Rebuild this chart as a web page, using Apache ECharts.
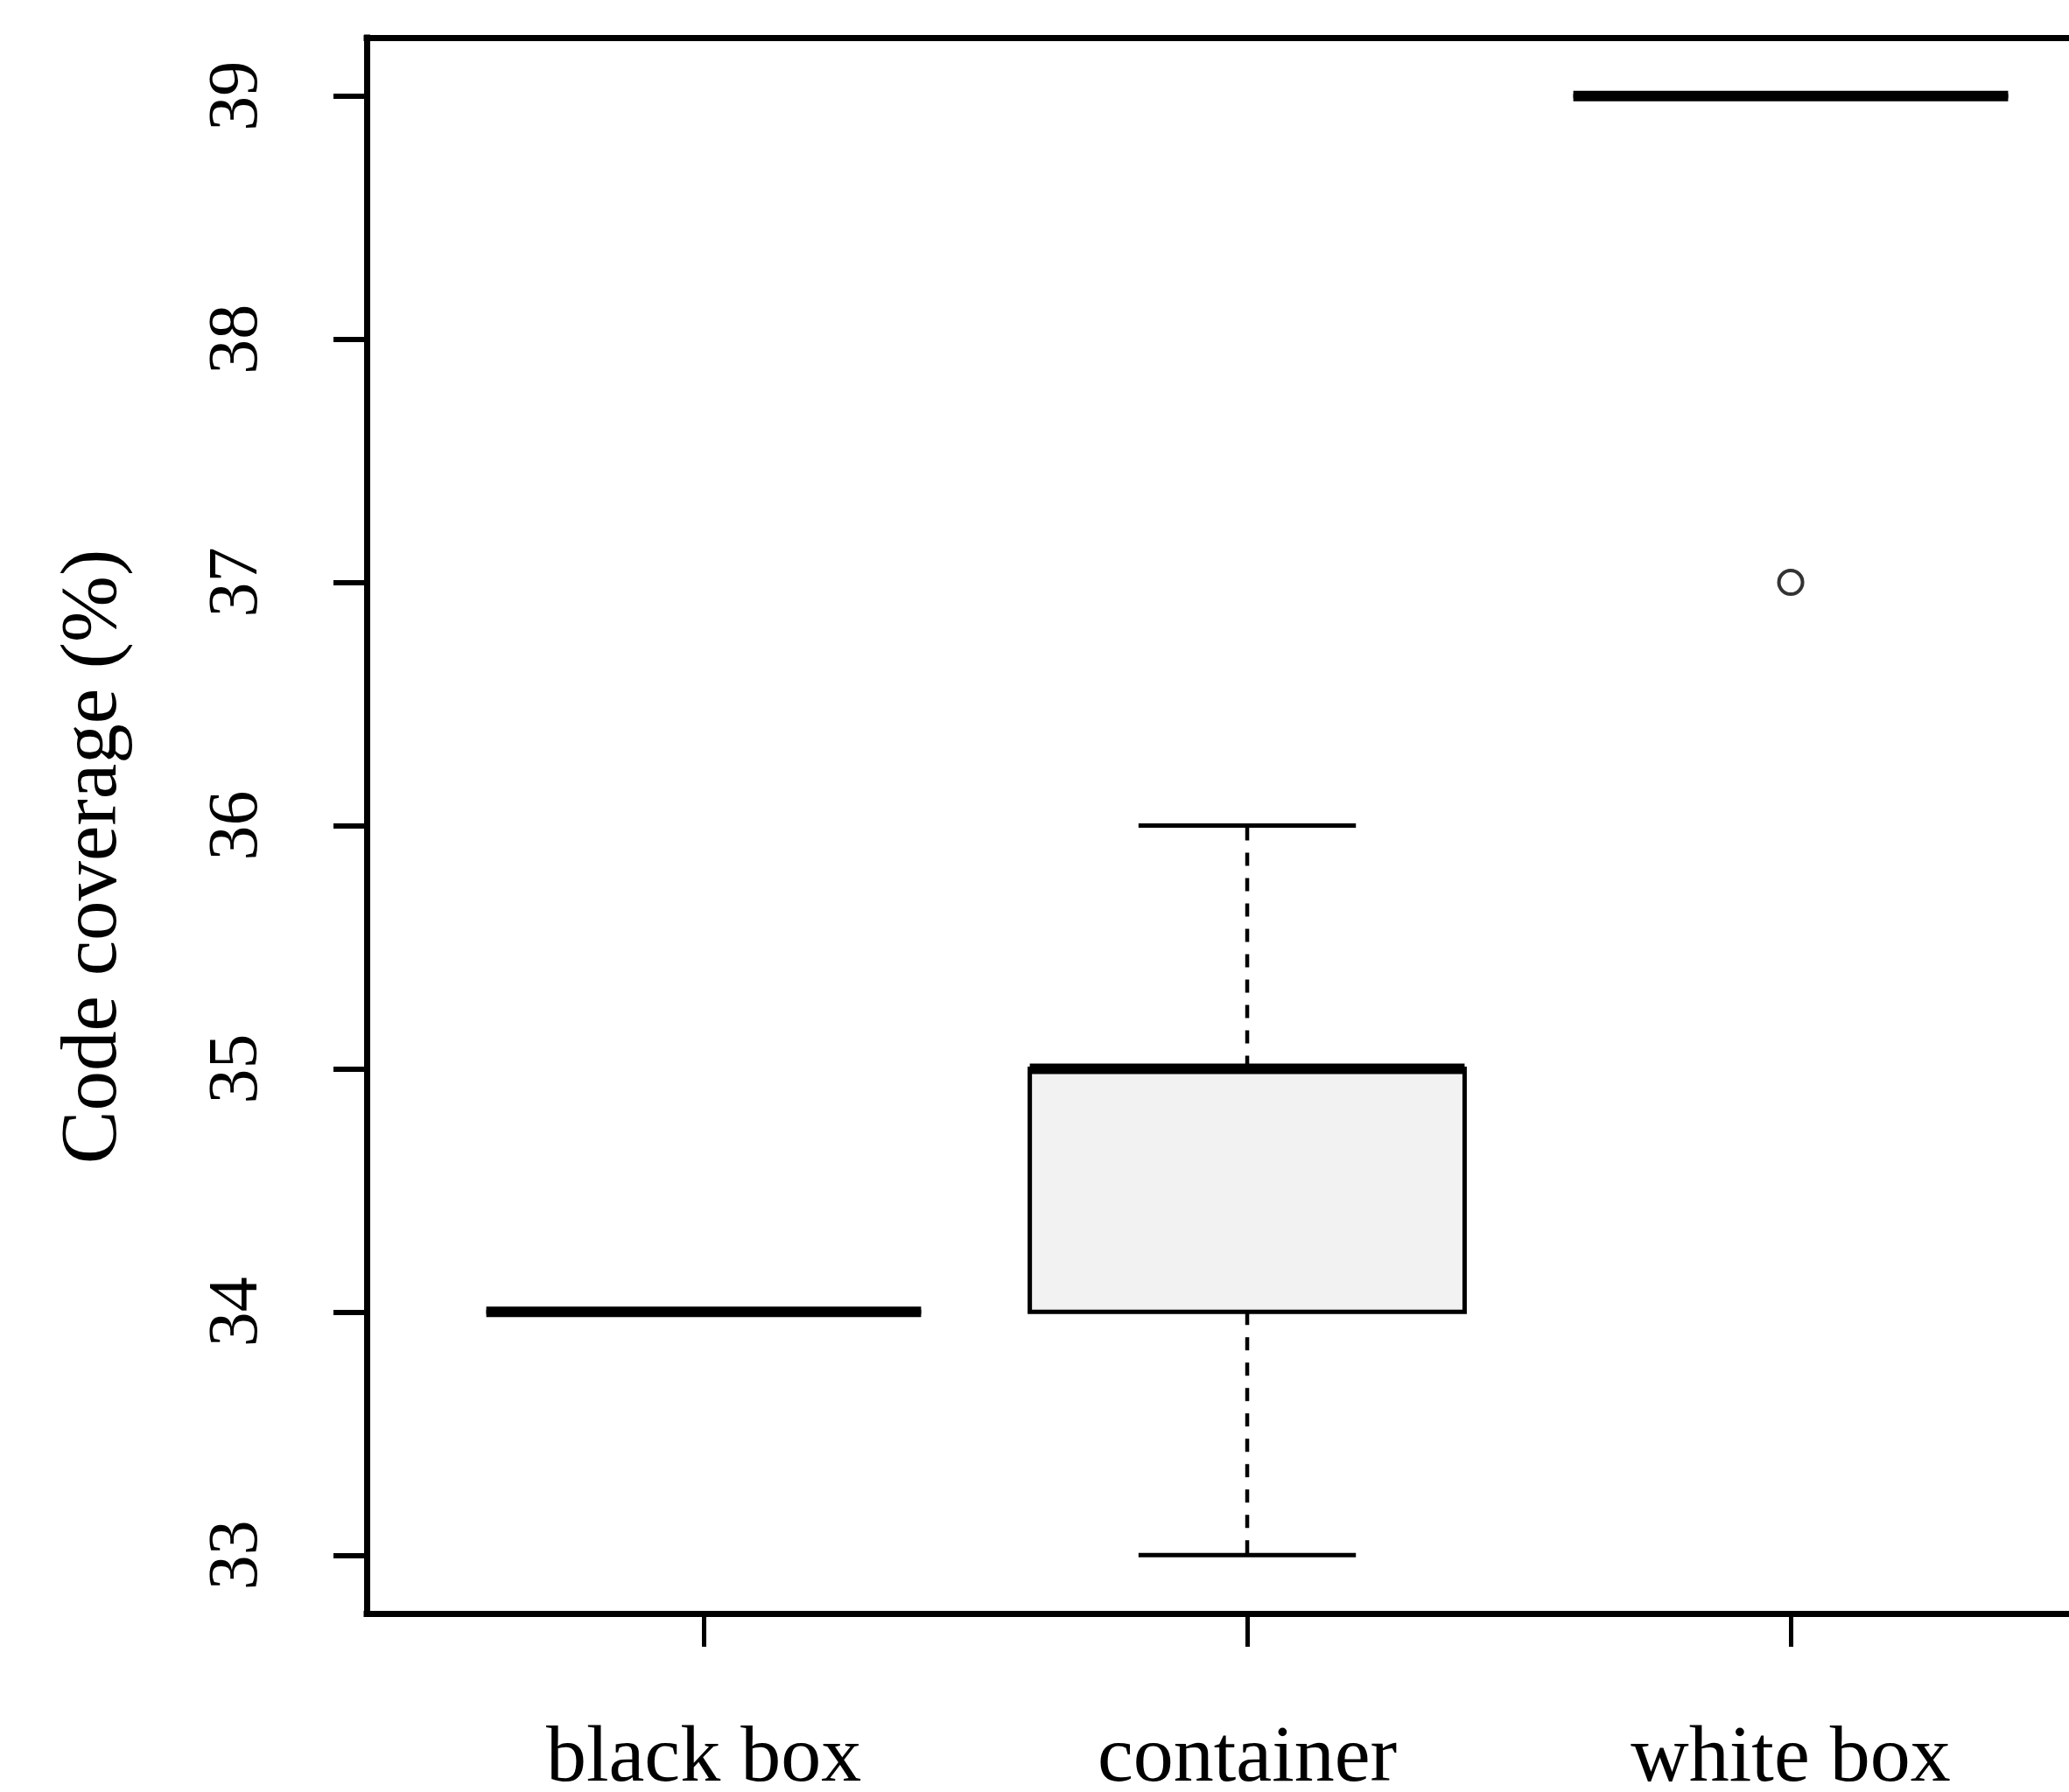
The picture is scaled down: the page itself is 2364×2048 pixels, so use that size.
<!DOCTYPE html>
<html>
<head>
<meta charset="utf-8">
<script src="https://cdn.jsdelivr.net/npm/echarts@6/dist/echarts.min.js"></script>
<style>
  html, body { margin: 0; padding: 0; background: #ffffff; }
  #chart { width: 2364px; height: 2048px; }
</style>
</head>
<body>
<div id="chart"></div>
<script>
// ---- data ----
const categories = ['black box', 'container', 'white box'];
const categoryPos = [1, 2, 3];
const minVals    = [34, 33, 39];
const q1Vals     = [34, 34, 39];
const medianVals = [34, 35, 39];
const q3Vals     = [34, 35, 39];
const maxVals    = [34, 36, 39];
const outlierPos    = [3];
const outlierValues = [37];
const yTicks = [33, 34, 35, 36, 37, 38, 39];
const yTitle = 'Code coverage (%)';

// ---- build ----
const boxData = categories.map((c, i) => [categoryPos[i], minVals[i], q1Vals[i], medianVals[i], q3Vals[i], maxVals[i]]);
const outlierData = outlierPos.map((p, i) => [p, outlierValues[i]]);

const FONT = "'Liberation Serif', 'DejaVu Serif', serif";

const chart = echarts.init(document.getElementById('chart'), null, { renderer: 'canvas' });

function renderBox(params, api) {
  const x = api.value(0);
  const pMin = api.coord([x, api.value(1)]);
  const pQ1  = api.coord([x, api.value(2)]);
  const pMed = api.coord([x, api.value(3)]);
  const pQ3  = api.coord([x, api.value(4)]);
  const pMax = api.coord([x, api.value(5)]);
  const w = api.size([0.8, 0])[0];
  const cx = pMed[0];
  const dash = { stroke: '#000', lineWidth: 4.5, lineDash: [15, 14], lineCap: 'butt' };
  const solid = { stroke: '#000', lineWidth: 5, lineCap: 'butt' };
  return {
    type: 'group',
    children: [
      { type: 'line', shape: { x1: cx, y1: pQ3[1], x2: cx, y2: pMax[1] }, style: dash },
      { type: 'line', shape: { x1: cx, y1: pQ1[1], x2: cx, y2: pMin[1] }, style: dash },
      { type: 'line', shape: { x1: cx - w / 4, y1: pMax[1], x2: cx + w / 4, y2: pMax[1] }, style: solid },
      { type: 'line', shape: { x1: cx - w / 4, y1: pMin[1], x2: cx + w / 4, y2: pMin[1] }, style: solid },
      { type: 'rect', shape: { x: cx - w / 2, y: pQ3[1], width: w, height: pQ1[1] - pQ3[1] },
        style: { fill: '#f2f2f2', stroke: '#000', lineWidth: 5 } },
      { type: 'line', shape: { x1: cx - w / 2, y1: pMed[1], x2: cx + w / 2, y2: pMed[1] },
        style: { stroke: '#000', lineWidth: 12, lineCap: 'butt' } }
    ]
  };
}

// The plot region runs off the right edge of the picture: the x range visible
// inside the 1945px-wide grid is 0.38 .. 3.512 (621px per category unit).
const option = {
  backgroundColor: '#ffffff',
  animation: false,
  grid: { left: 419, right: 0, top: 43, bottom: 204, show: false, containLabel: false, outerBoundsMode: 'none' },
  xAxis: [
    {
      type: 'value', min: 0.38, max: 3.512, position: 'bottom',
      axisLine: { show: true, lineStyle: { color: '#000', width: 7, cap: 'square' } },
      splitLine: { show: false },
      axisTick: { show: true, customValues: categoryPos, length: 38, lineStyle: { color: '#000', width: 5 } },
      axisLabel: {
        customValues: categoryPos,
        formatter: v => categories[Math.round(v) - 1],
        fontFamily: FONT, fontSize: 92, color: '#000', margin: 121
      }
    },
    {
      type: 'value', min: 0.38, max: 3.512, position: 'top',
      axisLine: { show: true, onZero: false, lineStyle: { color: '#000', width: 7, cap: 'square' } },
      axisTick: { show: false }, axisLabel: { show: false }, splitLine: { show: false }
    }
  ],
  yAxis: {
    type: 'value', min: 32.76, max: 39.24,
    axisLine: { show: true, onZero: false, lineStyle: { color: '#000', width: 7, cap: 'square' } },
    splitLine: { show: false },
    axisTick: { show: true, customValues: yTicks, length: 38, lineStyle: { color: '#000', width: 6 } },
    axisLabel: {
      customValues: yTicks, rotate: 90,
      fontFamily: FONT, fontSize: 80, color: '#000', margin: 107
    },
    name: yTitle, nameLocation: 'middle', nameRotate: 90, nameGap: 265,
    nameTextStyle: { fontFamily: FONT, fontSize: 91, color: '#000', padding: [0, 71, 0, 0] }
  },
  series: [
    {
      type: 'custom',
      renderItem: renderBox,
      data: boxData,
      encode: { x: 0, y: [1, 2, 3, 4, 5] },
      clip: false,
      z: 2
    },
    {
      type: 'scatter',
      data: outlierData,
      symbol: 'circle',
      symbolSize: 27,
      itemStyle: { color: '#ffffff', borderColor: '#000', borderWidth: 4 },
      z: 3
    }
  ]
};

chart.setOption(option);
</script>
</body>
</html>
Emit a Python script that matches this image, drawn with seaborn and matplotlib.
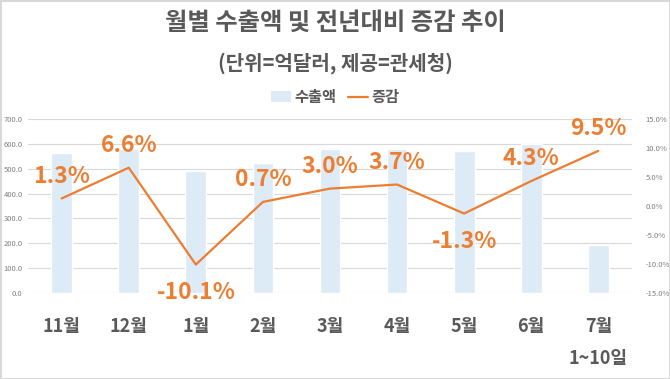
import numpy as np
import pandas as pd
import matplotlib
matplotlib.use('Agg')
import matplotlib.pyplot as plt
from matplotlib.patches import Patch
from matplotlib.lines import Line2D
import seaborn as sns

# Data
months = ['11월', '12월', '1월', '2월', '3월', '4월', '5월', '6월', '7월']
exports = [562, 578, 491, 522, 579, 579, 571, 599, 192]  # 억달러
change = [1.3, 6.6, -10.1, 0.7, 3.0, 3.7, -1.3, 4.3, 9.5]  # 전년대비 %
left_ticks = [0, 100, 200, 300, 400, 500, 600, 700]
right_ticks = [-15, -10, -5, 0, 5, 10, 15]

sns.set_style('white')
plt.rcParams['font.family'] = ['Noto Sans CJK KR', 'DejaVu Sans']

BAR = '#DDEBF7'
ORANGE = '#ED7D31'
DARK = '#595959'
GRID = '#D9D9D9'

df = pd.DataFrame({'month': months, 'exports': exports, 'change': change})

fig = plt.figure(figsize=(6.7, 3.79), dpi=100)
fig.patch.set_edgecolor(GRID)
fig.patch.set_linewidth(2)
ax = fig.add_axes([0.042, 0.227, 0.901, 0.459])

sns.barplot(data=df, x='month', y='exports', color=BAR, width=0.31,
            saturation=1, ax=ax)
ax.set_ylim(0, 700)
ax.set_yticks(left_ticks)
ax.set_yticklabels([f'{v:.1f}' for v in left_ticks])
ax.yaxis.grid(True, color=GRID, linewidth=0.8)
ax.set_axisbelow(True)
ax.set_xlabel('')
ax.set_ylabel('')
ax.tick_params(axis='y', labelsize=5.5, labelcolor='#7F7F7F', length=0, pad=4)
ax.tick_params(axis='x', labelsize=13, labelcolor=DARK, length=0, pad=17)
for lbl in ax.get_xticklabels():
    lbl.set_fontweight('bold')
for s in ax.spines.values():
    s.set_visible(False)

ax2 = ax.twinx()
sns.lineplot(x=np.arange(len(months)), y=df['change'], color=ORANGE,
             linewidth=1.6, ax=ax2)
ax2.set_ylim(-15, 15)
ax2.set_yticks(right_ticks)
ax2.set_yticklabels([f'{v:.1f}%' for v in right_ticks])
ax2.tick_params(axis='y', labelsize=5.5, labelcolor='#7F7F7F', length=0, pad=10)
ax2.set_ylabel('')
for s in ax2.spines.values():
    s.set_visible(False)

for i, v in enumerate(change):
    dy = -20 if v in (-10.1, -1.3) else 16
    ax2.annotate(f'{v:.1f}%', (i, v), xytext=(0, dy), textcoords='offset points',
                 ha='center', va='center', fontsize=16.5, fontweight='bold',
                 color=ORANGE)

ax.set_xlim(-0.5, len(months) - 0.5)
ax.text(8, -0.375, '1~10일', transform=ax.get_xaxis_transform(), ha='center',
        va='center', fontsize=13, fontweight='bold', color=DARK)

fig.text(0.5, 0.94, '월별 수출액 및 전년대비 증감 추이', ha='center', va='center',
         fontsize=17.5, fontweight='bold', color=DARK)
fig.text(0.5, 0.835, '(단위=억달러, 제공=관세청)', ha='center', va='center',
         fontsize=14.5, fontweight='bold', color=DARK)

handles = [Patch(facecolor=BAR, edgecolor='none'),
           Line2D([0], [0], color=ORANGE, linewidth=1.6)]
fig.legend(handles, ['수출액', '증감'], loc='center', bbox_to_anchor=(0.5, 0.744),
           ncol=2, frameon=False, handlelength=1.3,
           handletextpad=0.2, columnspacing=0.8, labelcolor=DARK,
           prop={'weight': 'bold', 'size': 11})

fig.savefig('out.png', dpi=100)
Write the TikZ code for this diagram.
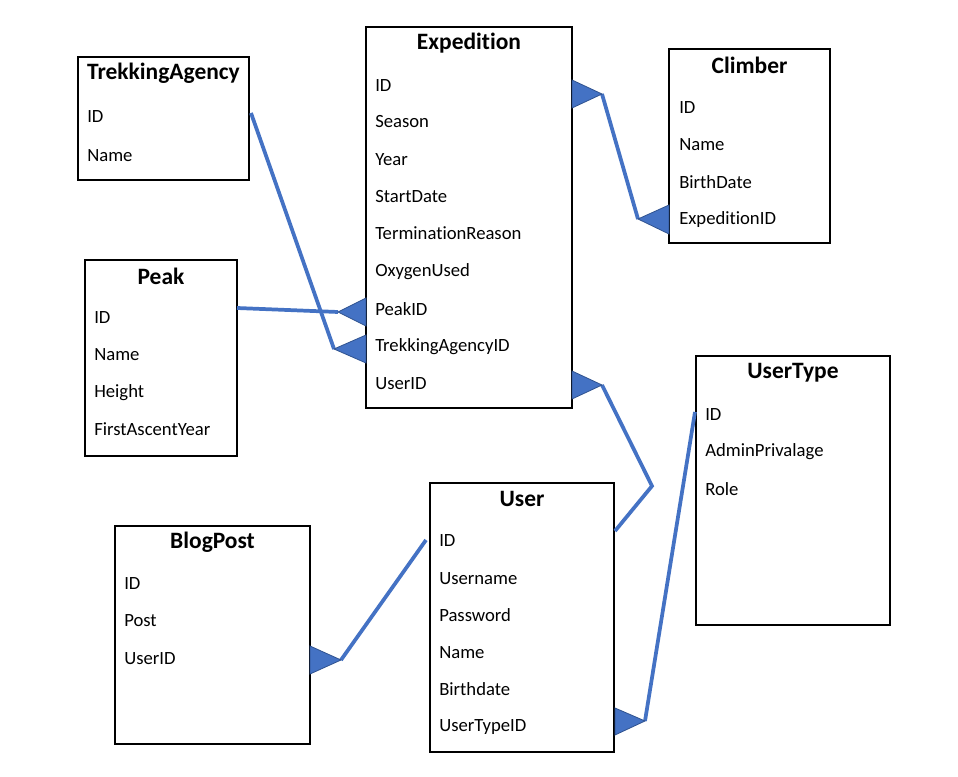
\documentclass[tikz,border=0pt]{standalone}
\usepackage{fontspec}
\setmainfont[Ligatures={NoCommon}]{Carlito}
\begin{document}
\begin{tikzpicture}[x=0.75pt,y=-0.75pt,
  box/.style={draw=black,line width=0.8pt},
  ttl/.style={font=\fontsize{17.6}{20}\selectfont\bfseries,anchor=center,inner sep=0pt,yshift=-0.75pt},
  fld/.style={font=\fontsize{14}{16}\selectfont,anchor=west,inner sep=0pt,yshift=-0.9pt},
  conn/.style={draw={rgb,255:red,68;green,114;blue,196},line width=2.8pt,line join=miter},
  tri/.style={fill={rgb,255:red,68;green,114;blue,196},draw={rgb,255:red,47;green,82;blue,143},line width=0.6pt,line join=miter}]
\useasboundingbox (0,0) rectangle (958,777);
\fill[white] (0,0) rectangle (958,777);

% Expedition
\draw[box] (366,27) rectangle (572,408);
\node[ttl] (expT) at (469,42) {Expedition};
\node[fld] (e1) at (375,84) {ID};
\node[fld] (e2) at (375,120) {Season};
\node[fld] (e3) at (375,158) {Year};
\node[fld] (e4) at (375,195) {StartDate};
\node[fld] (e5) at (375,232) {TerminationReason};
\node[fld] (e6) at (375,270) {OxygenUsed};
\node[fld] (e7) at (375,308) {PeakID};
\node[fld] (e8) at (375,345) {TrekkingAgencyID};
\node[fld] (e9) at (375,382) {UserID};

% Climber
\draw[box] (669,49) rectangle (830,243);
\node[ttl] (clT) at (749.5,64) {Climber};
\node[fld] (c1) at (679,106) {ID};
\node[fld] (c2) at (679,143) {Name};
\node[fld] (c3) at (679,181) {BirthDate};
\node[fld] (c4) at (679,218) {ExpeditionID};

% TrekkingAgency
\draw[box] (78,57) rectangle (249,180);
\node[ttl] (taT) at (163.5,72) {TrekkingAgency};
\node[fld] (t1) at (87,115) {ID};
\node[fld] (t2) at (87,154) {Name};

% Peak
\draw[box] (85,260) rectangle (237,456);
\node[ttl] (pkT) at (161,275) {Peak};
\node[fld] (p1) at (94,316) {ID};
\node[fld] (p2) at (94,353) {Name};
\node[fld] (p3) at (94,391) {Height};
\node[fld] (p4) at (94,428) {FirstAscentYear};

% UserType
\draw[box] (696,356) rectangle (890,625);
\node[ttl] (utT) at (793,372) {UserType};
\node[fld] (u1) at (705,413) {ID};
\node[fld] (u2) at (705,450) {AdminPrivalage};
\node[fld] (u3) at (705,488) {Role};

% User
\draw[box] (430,483) rectangle (614,752);
\node[ttl] (usT) at (522,498) {User};
\node[fld] (s1) at (439,539) {ID};
\node[fld] (s2) at (439,577) {Username};
\node[fld] (s3) at (439,614) {Password};
\node[fld] (s4) at (439,651) {Name};
\node[fld] (s5) at (439,688) {Birthdate};
\node[fld] (s6) at (439,726) {UserTypeID};

% BlogPost
\draw[box] (115,526) rectangle (310,744);
\node[ttl] (bpT) at (212.5,541) {BlogPost};
\node[fld] (b1) at (124,582) {ID};
\node[fld] (b2) at (124,619) {Post};
\node[fld] (b3) at (124,657) {UserID};

% connector points
\coordinate (a1) at (602,94);
\coordinate (a2) at (638,219);
\coordinate (a3) at (338,312);
\coordinate (a4) at (237,308);
\coordinate (a5) at (334,349);
\coordinate (a6) at (251,113);
\coordinate (a7) at (602,385);
\coordinate (a8) at (652,486);
\coordinate (a9) at (615,531);
\coordinate (a10) at (341,660);
\coordinate (a11) at (426,540);
\coordinate (a12) at (645,721);
\coordinate (a13) at (695,412);

\draw[conn] (a1) -- (a2);
\draw[conn] (a4) -- (a3);
\draw[conn] (a6) -- (a5);
\draw[conn] (a7) -- (a8) -- (a9);
\draw[conn] (a11) -- (a10);
\draw[conn] (a13) -- (a12);

\filldraw[tri] (572,80) -- (a1) -- (572,108) -- cycle;
\filldraw[tri] (669,205) -- (a2) -- (669,234) -- cycle;
\filldraw[tri] (366,298) -- (a3) -- (366,326) -- cycle;
\filldraw[tri] (366,335) -- (a5) -- (366,363) -- cycle;
\filldraw[tri] (572,371) -- (a7) -- (572,399) -- cycle;
\filldraw[tri] (310,646) -- (a10) -- (310,674) -- cycle;
\filldraw[tri] (615,708) -- (a12) -- (615,735) -- cycle;
\end{tikzpicture}
\end{document}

## What you should do
Write down every line of the data above that includes the string "page".

## Task output
Rebuild this chart as a web page, using Apache ECharts.
The picture is scaled down: the page itself is 2364×2048 pixels, so use that size.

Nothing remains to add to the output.